Many runners find their appetite suppressed immediately after a marathon, making solid food unappealing. In this case, liquid nutrition or easily digestible options work better. A commercial recovery drink, a smoothie, or even a sports drink with a protein bar can serve the purpose. The goal is not a gourmet meal but rather getting the necessary macronutrients into your system while the recovery window is open.
When Carb Loading May Not Apply
Carbohydrate loading is specifically recommended for races lasting longer than 90 minutes. For faster runners who will complete a marathon in under 2 hours and 30 minutes, the standard protocol still applies because even elite performances exceed the 90-minute threshold. However, if you are using these principles to prepare for a shorter race like a half marathon that you will finish in 80 minutes, full carbohydrate loading is unnecessary. Your existing glycogen stores, topped off with a normal pre-race meal, will be sufficient for the effort.

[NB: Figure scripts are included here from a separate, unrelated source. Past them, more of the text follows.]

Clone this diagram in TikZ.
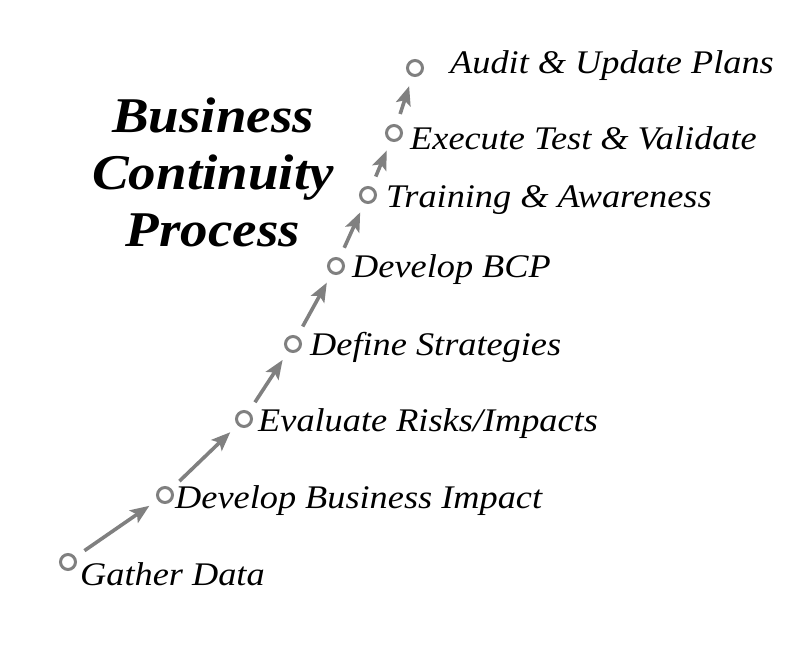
\documentclass[tikz,border=0pt]{standalone}
\usepackage{fontspec}
\setmainfont{Liberation Serif}
\newfontfamily\lblfont[FakeStretch=1.1]{Liberation Serif}
\usetikzlibrary{arrows.meta}
\definecolor{stepgray}{RGB}{128,128,128}
\tikzset{
  dot/.style={circle, draw=stepgray, line width=3pt, fill=white, minimum size=15pt, inner sep=0pt},
  lbl/.style={anchor=west, inner sep=0pt, font=\lblfont\fontsize{33}{36}\selectfont\itshape},
  conn/.style={draw=stepgray, line width=3.6pt, shorten <=11pt, shorten >=10pt, -{Stealth[length=19pt,width=15pt,inset=4pt]}},
  ttl/.style={font=\lblfont\fontsize{50}{57}\selectfont\bfseries\itshape, align=center, inner sep=0pt}
}
\begin{document}
\begin{tikzpicture}[x=1pt,y=-1pt]
\useasboundingbox (0,0) rectangle (800,648);
\node[dot] (d1) at (68,562) {};
\node[dot] (d2) at (165,495) {};
\node[dot] (d3) at (244,419) {};
\node[dot] (d4) at (293,344) {};
\node[dot] (d5) at (336,266) {};
\node[dot] (d6) at (368,195) {};
\node[dot] (d7) at (394,133) {};
\node[dot] (d8) at (415,68) {};
\node[lbl] (t1) at (80,574) {Gather Data};
\node[lbl] (t2) at (175,501) {Develop Business Impact};
\node[lbl] (t3) at (258,424) {Evaluate Risks/Impacts};
\node[lbl] (t4) at (310,347) {Define Strategies};
\node[lbl] (t5) at (352,270) {Develop BCP};
\node[lbl] (t6) at (386,200) {Training \& Awareness};
\node[lbl] (t7) at (410,138) {Execute Test \& Validate};
\node[lbl] (t8) at (450,66) {Audit \& Update Plans};
\node[ttl] (title) at (213,172) {Business\\Continuity\\Process};
\draw[conn] (d1) -- (d2);
\draw[conn] (d2) -- (d3);
\draw[conn] (d3) -- (d4);
\draw[conn] (d4) -- (d5);
\draw[conn] (d5) -- (d6);
\draw[conn] (d6) -- (d7);
\draw[conn] (d7) -- (d8);
\end{tikzpicture}
\end{document}
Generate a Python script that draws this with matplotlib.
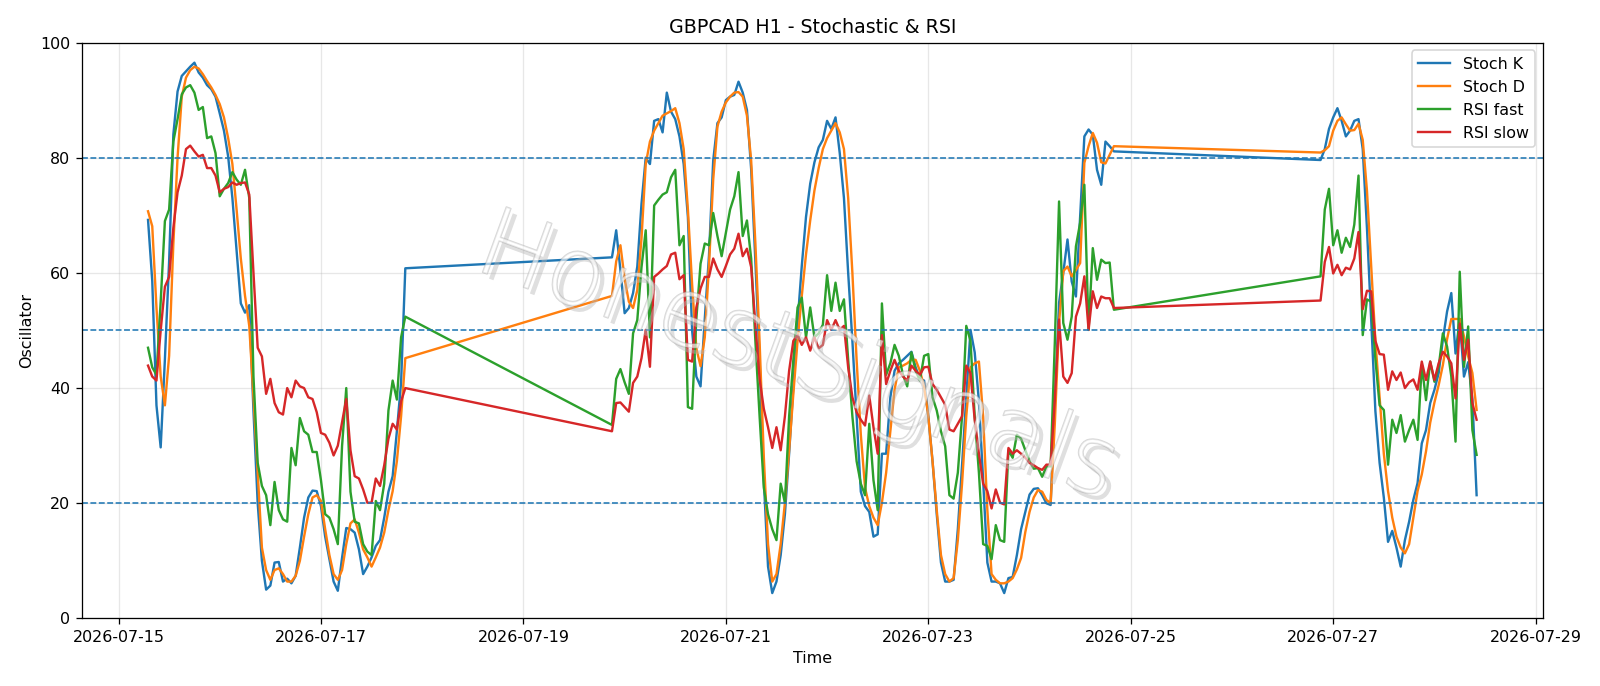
import numpy as np
import pandas as pd
import matplotlib
matplotlib.use("Agg")
import matplotlib.pyplot as plt
import matplotlib.dates as mdates
import matplotlib.patheffects as pe

plt.rcParams.update({
    'font.size': 10,
    'axes.linewidth': 0.8,
})

# hourly segments (market closed over the weekends)
seg_a = ('2026-07-15 07:00', '2026-07-17 20:00')
seg_b = ('2026-07-19 21:00', '2026-07-24 20:00')
seg_c = ('2026-07-26 21:00', '2026-07-28 10:00')
tick_days = pd.date_range('2026-07-15', '2026-07-29', freq='2D')

# --- Stoch K ---
stoch_k_a = [69.2, 58.6, 37, 29.7, 45, 62, 84, 91.5, 94.2, 95,
             95.8, 96.5, 94.8, 93.9, 92.6, 91.9, 90.6, 87.7, 84.7, 80.2,
             73, 63.8, 54.7, 53.1, 54.4, 36, 20, 10, 5, 5.7,
             9.7, 9.8, 6.4, 6.9, 6.1, 7.4, 12.3, 17.5, 21, 22.2,
             22.1, 19.5, 14.2, 10.3, 6.4, 4.8, 10.5, 15.7, 15.5, 14.9,
             12, 7.7, 9, 10.6, 12.6, 13.6, 17.5, 22, 24.7, 32.5,
             41, 60.8]
stoch_k_b = [62.7, 67.4, 60.5, 53, 53.9, 56.5, 61.1, 72, 80, 78.9,
             86.4, 86.7, 84.4, 91.3, 88, 86.7, 83.7, 78.9, 69.7, 50,
             42, 40.3, 52, 63, 79.5, 86, 87, 90, 90.6, 90.9,
             93.2, 91.3, 88.3, 78, 62, 45, 24, 9, 4.4, 6.4,
             11, 18.1, 28.6, 40.3, 51.4, 61.2, 69.7, 75.5, 79.2, 81.8,
             83.1, 86.4, 85, 87, 80.8, 73, 60, 48.2, 35.1, 22,
             19.5, 18.5, 14.2, 14.6, 28.6, 28.6, 38.4, 43, 44.3, 44.9,
             45.6, 46.3, 43.6, 41.6, 41.3, 35.1, 27.3, 18.1, 9.7, 6.4,
             6.4, 6.7, 15.5, 26.6, 38.4, 50.1, 46.2, 37.7, 24, 9.7,
             6.4, 6.4, 6.1, 4.4, 7, 7.2, 11, 15.5, 18.5, 21.5,
             22.5, 22.6, 21.4, 20, 19.7, 37.5, 54.8, 60, 65.8, 58.5,
             55.9, 69.8, 83.7, 84.9, 84, 77.9, 75.3, 82.8, 82, 81.1]
stoch_k_c = [79.6, 81.5, 85, 87, 88.6, 86.4, 83.7, 84.7, 86.4, 86.7,
             81.5, 67.8, 52, 36, 27, 21, 13.3, 15.2, 12.3, 9,
             13.6, 16.8, 20.6, 23.5, 30.4, 32.7, 37.4, 39.7, 42.6, 48.4,
             53.3, 56.5, 46, 52, 42, 44.5, 38, 21.4]

# --- Stoch D ---
stoch_d_a = [70.7, 68.1, 54, 42, 37, 45.6, 65, 80, 90.6, 93.9,
             95.2, 95.8, 95.5, 94.5, 93.3, 92.2, 90.9, 89.3, 87, 83.4,
             78.9, 71, 62.5, 56, 50.8, 38.4, 25.3, 12.3, 8.4, 6.7,
             8.4, 8.7, 7.7, 6.4, 6.4, 7.4, 10, 14.2, 18.1, 21,
             21.4, 20.4, 15.5, 11, 7.7, 6.7, 8.4, 12.9, 16.5, 17.2,
             14.9, 12, 10.6, 9, 10.6, 12.3, 14.9, 18.8, 22.1, 27.3,
             35.1, 45.2]
stoch_d_b = [56, 62, 64.8, 59, 55, 53.9, 57, 66, 78.9, 82.8,
             84.7, 86, 87.3, 87.7, 88.1, 88.6, 86, 81.5, 71, 58,
             46.9, 43.8, 48.8, 61.2, 76.2, 85.4, 88, 89.6, 90.6, 91.3,
             91.4, 90.6, 87.3, 79.5, 65.1, 48, 28, 12.9, 6.4, 7.7,
             12.9, 20.1, 29.2, 39, 48.2, 56, 63.2, 69.1, 74.3, 78.2,
             81.5, 83.4, 84.7, 86, 84.4, 81.5, 73, 60, 44.9, 31.9,
             22.7, 19.5, 17.5, 16.2, 20.1, 25.3, 32.5, 39.7, 43.6, 43.9,
             44.3, 44.9, 44.9, 43, 40.3, 35.1, 27.3, 18.8, 11, 7.7,
             6.4, 7, 13.6, 23.4, 35.1, 43.6, 44.3, 44.6, 35.1, 18.8,
             7.7, 6.7, 6.1, 6.1, 6.4, 7, 8.5, 10.5, 15, 18.5,
             21, 22.3, 22, 20.6, 20, 33.9, 51.3, 60.3, 61.1, 59.4,
             60.5, 61.7, 79.1, 82, 84.3, 82.6, 79.2, 79, 80.5, 82]
stoch_d_c = [80.9, 81.3, 82, 84.7, 86.4, 87, 85.8, 84.7, 84.8, 85.9,
             83.1, 74.3, 61.2, 48.2, 38.4, 28.6, 22.1, 17.5, 14.2, 12.3,
             11.3, 12.9, 17.5, 22.1, 25, 29, 34, 37.5, 40.5, 44,
             48.5, 52, 52, 52, 49, 45.5, 42.6, 36.2]

# --- RSI fast ---
rsi_fast_a = [47, 43.6, 42.3, 55, 69, 71, 82.8, 86.7, 91, 92.2,
              92.6, 91.3, 88.3, 88.8, 83.4, 83.7, 80.8, 73.3, 74.6, 75.6,
              77.5, 76.2, 75.3, 77.9, 73, 42, 27, 23, 21.4, 16.2,
              23.7, 18.8, 17.2, 16.8, 29.6, 26.6, 34.8, 32.5, 31.9, 28.9,
              28.9, 24, 18.1, 17.5, 15.5, 12.9, 29.9, 40, 22, 16.8,
              16.5, 12.9, 11.6, 11, 20.4, 18.8, 23.4, 36.1, 41.3, 38,
              48.8, 52.4]
rsi_fast_b = [33.6, 41.6, 43.3, 41, 39, 49.5, 51.8, 61, 67.4, 48.8,
              71.7, 72.7, 73.6, 74, 76.6, 77.9, 64.8, 66.4, 36.7, 36.4,
              52, 61.6, 65.1, 64.8, 70.4, 66.4, 62.9, 67, 71, 73.3,
              77.5, 66.4, 69.1, 62.5, 48.2, 35.1, 22.7, 18.1, 15.5, 13.6,
              23.4, 20.1, 35.1, 44.9, 54, 55.7, 48.8, 54, 48.8, 49.5,
              51, 59.6, 53.4, 58.3, 53.4, 55.4, 44.9, 35.1, 27.3, 23.4,
              21.4, 33.8, 24, 18.8, 54.7, 42.3, 44.3, 47.5, 45.6, 42.3,
              40.3, 46.2, 43, 41.3, 45.6, 45.9, 38.4, 36.1, 32.5, 29.9,
              21.4, 20.8, 25.3, 35.1, 50.8, 48.2, 35.1, 25.3, 12.9, 12.6,
              10.3, 16.2, 13.6, 13.3, 29.2, 27.9, 31.9, 31.2, 29.2, 27.3,
              26, 26.1, 24.6, 26.4, 26.4, 48, 72.4, 51.3, 48.4, 52.4,
              64.6, 68.7, 75.3, 50.1, 64.3, 58.8, 62.3, 61.7, 61.8, 53.6]
rsi_fast_c = [59.4, 71, 74.6, 64.8, 67.4, 63.5, 66.1, 64.5, 68.4, 76.9,
              49.2, 55.4, 55, 45, 37, 36.2, 26.7, 34.5, 32.2, 35.3,
              30.7, 32.7, 34.5, 31, 44, 37.9, 44.6, 41.1, 43.7, 49.5,
              47.2, 42, 30.7, 60.2, 43.7, 50.7, 32.7, 28.4]

# --- RSI slow ---
rsi_slow_a = [43.9, 42, 41.3, 50, 57.6, 59.3, 67.8, 74, 76.9, 81.5,
              82.1, 81.1, 80.2, 80.5, 78.2, 78.2, 76.9, 74, 74.6, 74.9,
              75.7, 75.3, 75.6, 75.7, 73.6, 60, 47, 45.5, 39, 41.6,
              37.4, 35.8, 35.4, 40, 38.4, 41.3, 40.3, 40, 38.4, 38.1,
              35.8, 32.2, 31.9, 30.5, 28.3, 30, 34, 38.1, 29.2, 24.7,
              24.3, 22.4, 20.1, 20.1, 24.3, 23, 26.6, 31.2, 33.8, 32.8,
              37.7, 40]
rsi_slow_b = [32.5, 37.4, 37.5, 36.7, 35.9, 40.9, 42, 45.2, 50.1, 43.7,
              59.3, 59.9, 60.6, 61.2, 63.2, 63.5, 58.9, 59.6, 44.9, 44.6,
              54, 57.3, 59.3, 59.3, 62.5, 60.6, 59.3, 61.2, 63.2, 64.2,
              66.8, 62.9, 64.2, 61, 51, 41.6, 36.4, 33.2, 29.6, 33.2,
              29.2, 35.1, 43, 48.2, 49.2, 47.5, 48.8, 46.5, 48.8, 46.9,
              47.5, 51.8, 50.1, 51.8, 50.1, 50.8, 43.6, 38.4, 35.8, 34.5,
              33.5, 38.7, 33.2, 28.6, 49.2, 40.7, 43, 44.9, 43, 42,
              41.3, 43.9, 43, 42.3, 43.6, 43.7, 40.7, 39.7, 38.4, 37.1,
              32.8, 32.5, 33.8, 35.1, 43.9, 42.6, 34.5, 28.6, 23.4, 22.1,
              19.1, 22.4, 20.1, 19.8, 29.6, 28.6, 29.2, 28.6, 27.9, 27,
              26.6, 26.1, 25.8, 26.7, 26.7, 38, 51.9, 42, 40.9, 42.6,
              52.4, 54.7, 59.4, 50.1, 56.8, 53.9, 55.9, 55.6, 55.6, 53.9]
rsi_slow_c = [55.2, 61.9, 64.5, 59.9, 61.4, 59.6, 60.9, 60.6, 62.5, 67.1,
              53.7, 56.9, 56.8, 48.2, 45.9, 45.8, 39.7, 42.9, 41.4, 42.7,
              40, 41, 41.5, 39.7, 44.6, 41.4, 44.6, 41.4, 44.3, 46.3,
              45.5, 44.3, 38.2, 51.2, 44.9, 48.4, 37.4, 34.5]

levels = [20, 50, 80]
series_names = ['Stoch K', 'Stoch D', 'RSI fast', 'RSI slow']


def build_times():
    parts = [pd.date_range(s, e, freq='h') for s, e in (seg_a, seg_b, seg_c)]
    return parts[0].append(parts[1]).append(parts[2])


def create_plot():
    times = build_times()
    series = [stoch_k_a + stoch_k_b + stoch_k_c,
              stoch_d_a + stoch_d_b + stoch_d_c,
              rsi_fast_a + rsi_fast_b + rsi_fast_c,
              rsi_slow_a + rsi_slow_b + rsi_slow_c]
    for s in series:
        assert len(s) == len(times), (len(s), len(times))

    fig = plt.figure(figsize=(14, 6.0025), dpi=1600 / 14)
    ax = fig.add_axes([0.051, 0.0985, 0.9134, 0.8395])

    for name, vals in zip(series_names, series):
        ax.plot(times, vals, linewidth=1.5, label=name)

    for lvl in levels:
        ax.axhline(lvl, color='C0', linestyle='--', linewidth=1)

    ax.set_ylim(0, 100)
    ax.set_title('GBPCAD H1 - Stochastic & RSI', fontsize=12)
    ax.set_xlabel('Time')
    ax.set_ylabel('Oscillator')
    ax.grid(True, alpha=0.3)
    ax.legend(loc='upper right')

    ax.set_xticks(tick_days)
    ax.xaxis.set_major_formatter(mdates.DateFormatter('%Y-%m-%d'))

    # watermark: thin grey outline, soft shadow
    ax.text(0.49, 0.45, 'HonestSignals', transform=ax.transAxes,
            fontsize=60, fontweight=200, rotation=-20, ha='center', va='center',
            color='white', alpha=0.4, zorder=10,
            path_effects=[pe.SimplePatchShadow(offset=(4, -4), shadow_rgbFace='#b8b8b8', alpha=0.45),
                          pe.Stroke(linewidth=1.0, foreground='#9a9a9a'),
                          pe.Normal()])

    fig.savefig('out.png', dpi=1600 / 14)
    return fig


if __name__ == '__main__':
    create_plot()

Looking ahead, sports nutrition research continues to evolve. Current investigations are examining the role of the gut microbiome in carbohydrate absorption, personalized nutrition based on genetic markers, and novel carbohydrate formulations that may allow even higher hourly intake without digestive consequences. For now, the fundamentals remain: load glycogen in the days before, eat a tested breakfast on race morning, fuel consistently during the race, and recover properly after. These principles have carried countless runners across finish lines and will continue to do so while the science refines the details.
Conclusion
Successful marathon nutrition requires planning that begins days before the starting line. The 2-3 day carbohydrate loading phase at 8-12 grams per kilogram of body weight, the familiar low-fiber dinner with three-quarters carbohydrates the night before, the calculated breakfast of 1-4 grams of carbohydrate per kilogram eaten 2-4 hours before the race, and the consistent 60-90 grams of carbohydrates per hour during the run form an integrated system. Each component supports the others, and skipping any element compromises the whole. The most important principle is also the simplest: test everything during training.
The best nutrition plan on paper means nothing if your body rejects it at mile 20. Run your long training sessions with the same breakfast, the same gels, the same timing you plan to use on race day. By the time you reach the starting line, your nutrition strategy should feel as automatic as your stride. The marathon presents enough challenges without adding an untested stomach into the equation.